The first of these Sonatas to be completed was the seventh, but in the order of publication it comes after the Sixth, a dark and obscure work described as “nightmarish… fuliginous… murky… dark and hidden… unclean… mischievous”. The composer never dared play it in public, and he openly felt the worrying perspectives it was opening up.
Almost as a counterpoison, the Seventh Sonata was called White Mass, and it conjures up a full palette of religious symbolism, especially in the form of a pealing of bells. Many other elements from the aural world of the Church are found here, and the piece’s first tempo indication was, significantly, Prophétique.
The Eighth Sonata is the longest of the series, and perhaps the most enigmatic of all. It is construed in a highly original fashion, by juxtaposition of short elements, many of which are repeated; critic E. P. Meskhishvili spoke of “mosaic construction” with respect to it. Here, the process of deconstruction/reconstruction of the Sonata form reaches possibly its apex.
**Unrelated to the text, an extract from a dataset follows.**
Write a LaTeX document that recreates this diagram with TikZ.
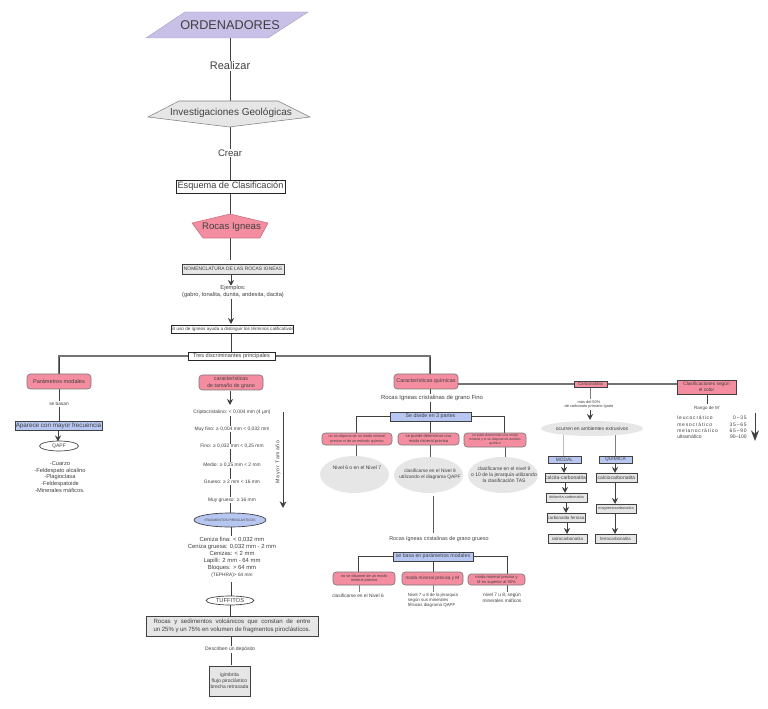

Sonata no. 9 explores the darkest recesses of the soul, and faces the unknown represented by the daimon with unusual sharpness. It is as if Skrjabin wished to delve into the depths of the unknown and of the (dark) supernatural before finding a way out.
And this way out is given to the listener in the form of the Tenth Sonata: not the last to be written, but the one bearing this definitive, complete numbering. The new creation imagined by the composer is presented here in its fullness, with an abundance of evocations of natural sounds, including the buzzing of many insects, representing – in Skrjabin’s own words – the “kisses of the Sun”. Bright sunrays penetrate the thick veil of obscurity of the preceding pieces, and, in spite of a musical language which is by now far from tonal, a sense of homecoming is clearly evident.